The girls themselves, three of them sitting around his office, smile indulgently at his enthusiasm. What's their feeling about working at the Crazy? "It beats boarding school," says Norma Piccadilly.
"Mmm," is Kiki Zanzibar's appraisal.
The secret of the Crazy's continuing success may be that it has consistently represented the personal taste of one man—whose fantasies seem to be shared by at least 2,500,000 paying customers.
"I do everything to please myself," says Bernardin. "People tell me they love our theme music—We're the Girls of the Crazy—for instance, and that I should never change it. But I'm here every night and I'm sick of it. I want to hear something new. So the customers will, too."
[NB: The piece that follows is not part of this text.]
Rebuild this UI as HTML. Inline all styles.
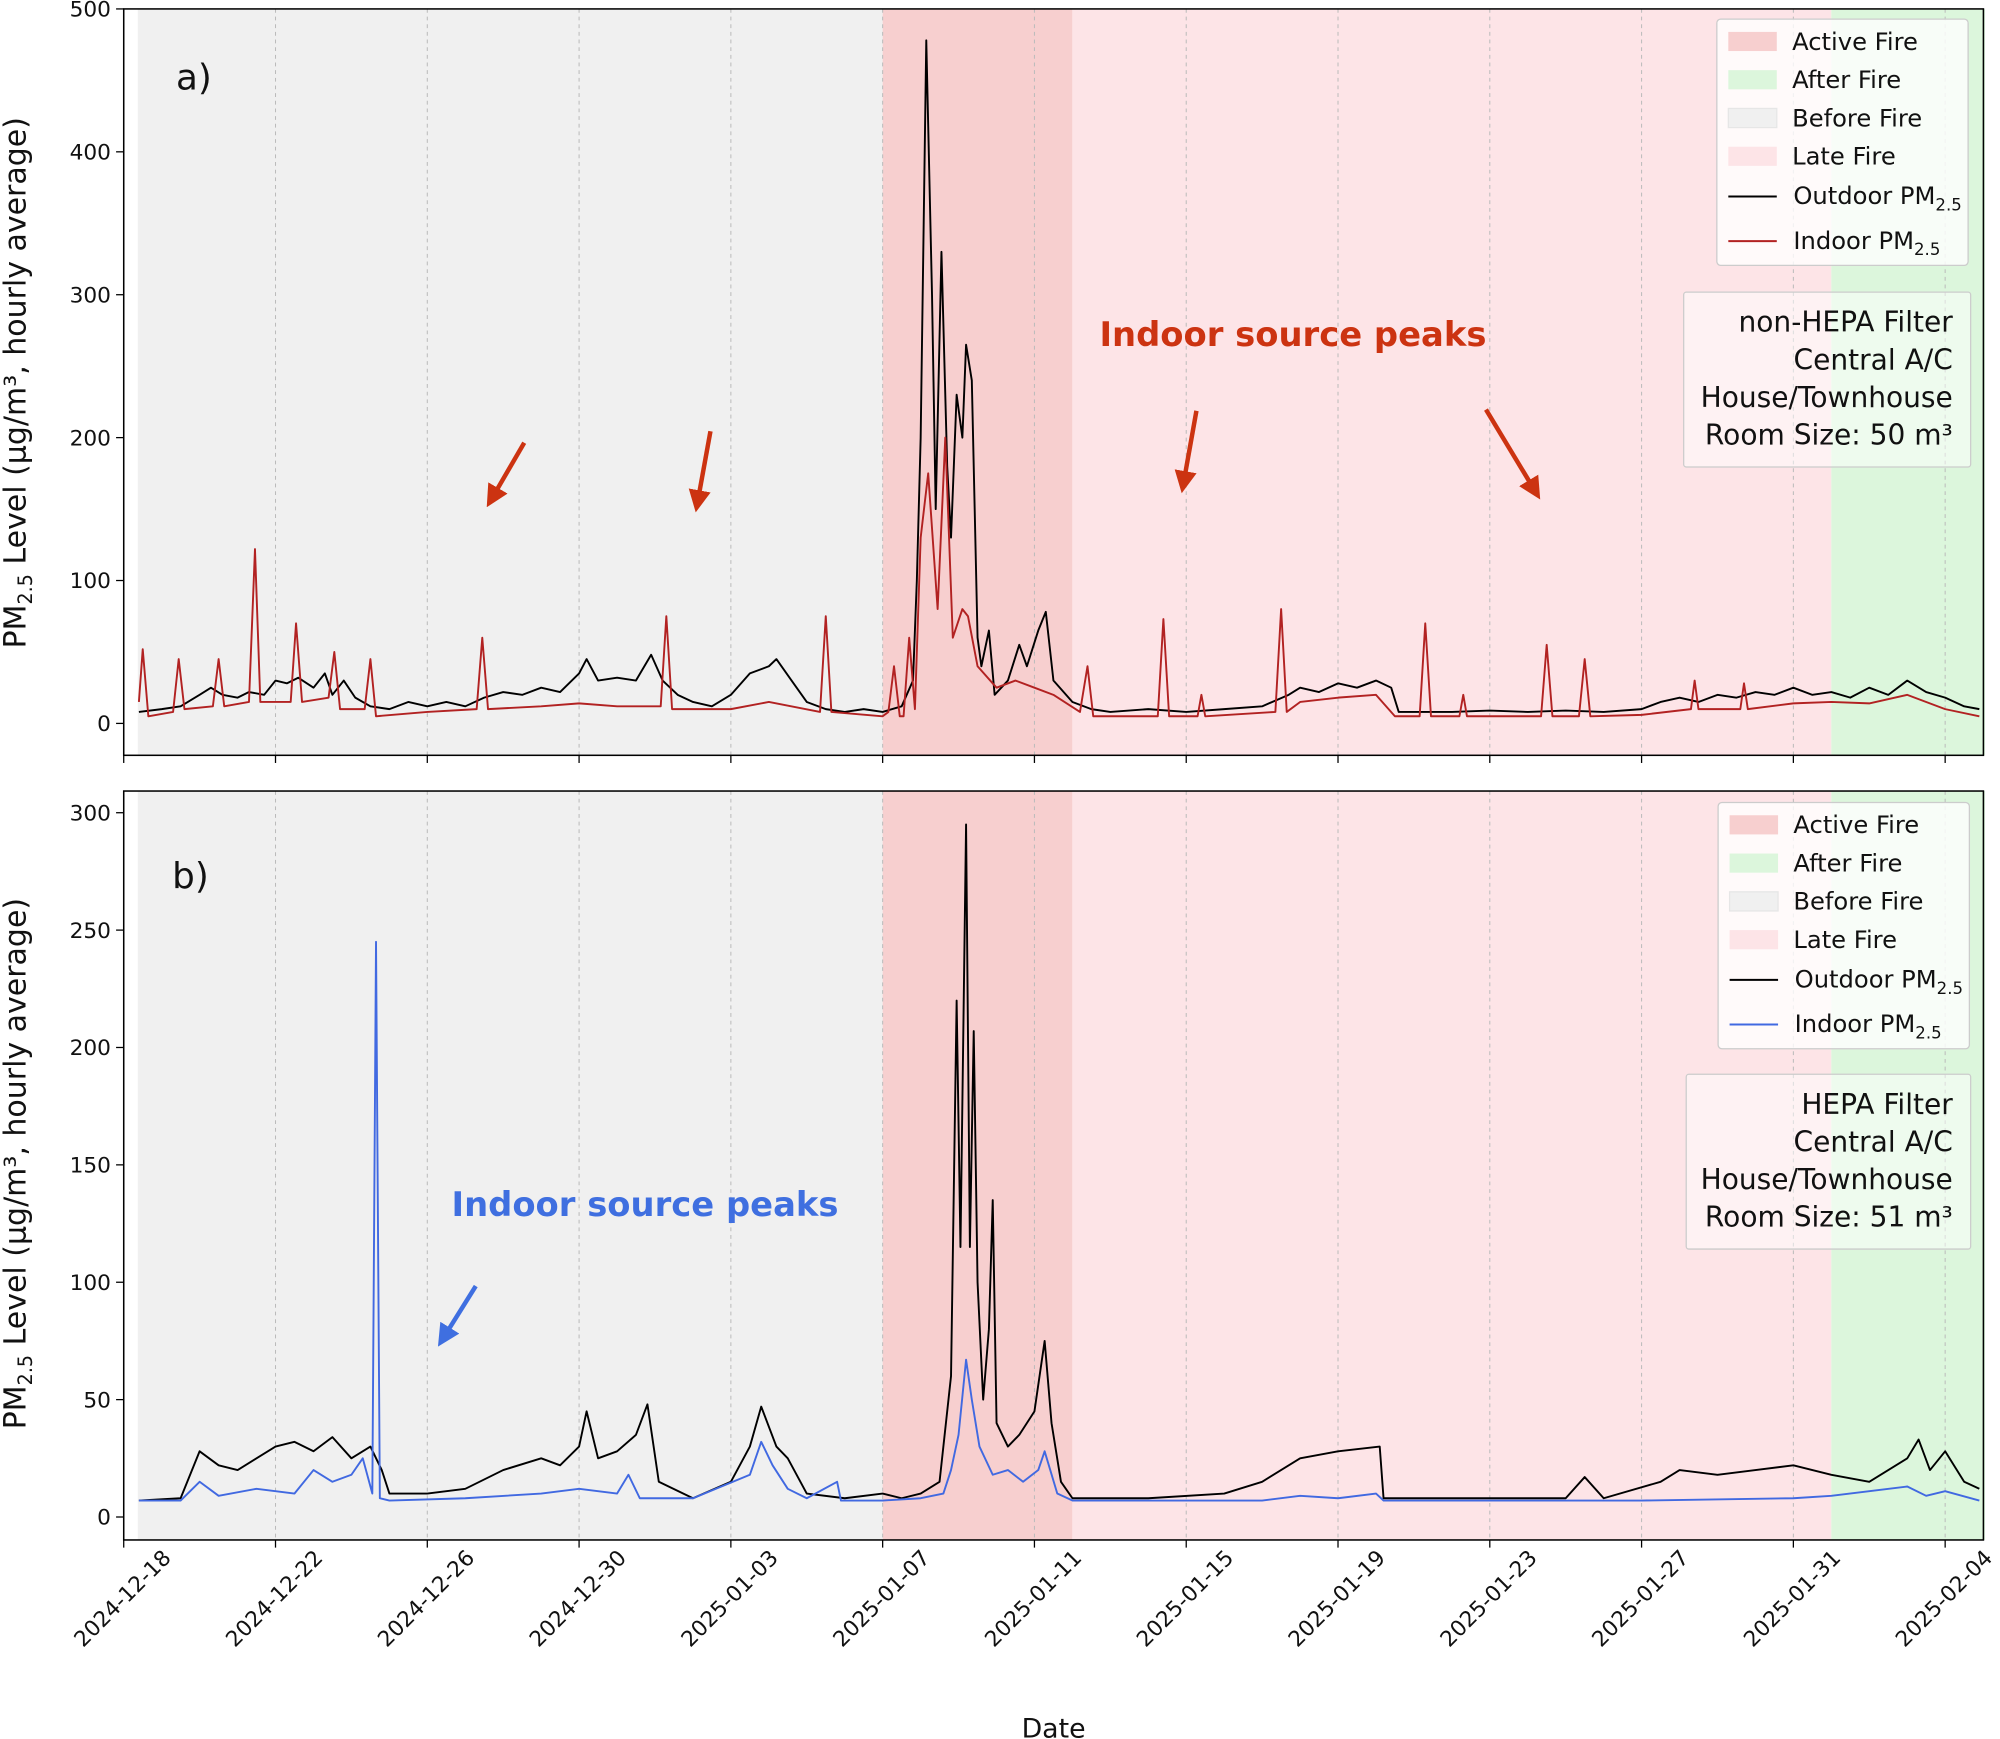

Bernardin has also avoided the trap of expanding too far. For the past 25 years, Las Vegas has been trying to get him to send over a version of the Crazy, but he has resisted. He has made a movie, Crazy Horse Paris-France, which was shown at Cannes. It cost him a little over $1,000,000. Now his dream is a Broadway musical, for which he is already working on the music and the choreography. None of this means giving up the Saloon—though it may soon move to more opulent, but still low-ceilinged, premises. The neighbors have been complaining of the noise. A retired French colonel, Jean Hercisse, sued Bernardin for $50,000 for lost sleep in the apartment above the club—and collected $2000 when lawyers dug up expert testimony that the Crazy produced more noise than the Concorde.
The girls of the Crazy, we'll wager, would have a lot less trouble getting landing rights. —Jack Altman
"Sun-bathing is permitted but only au naturel; the polka-dot lighting can't combat bikini patches."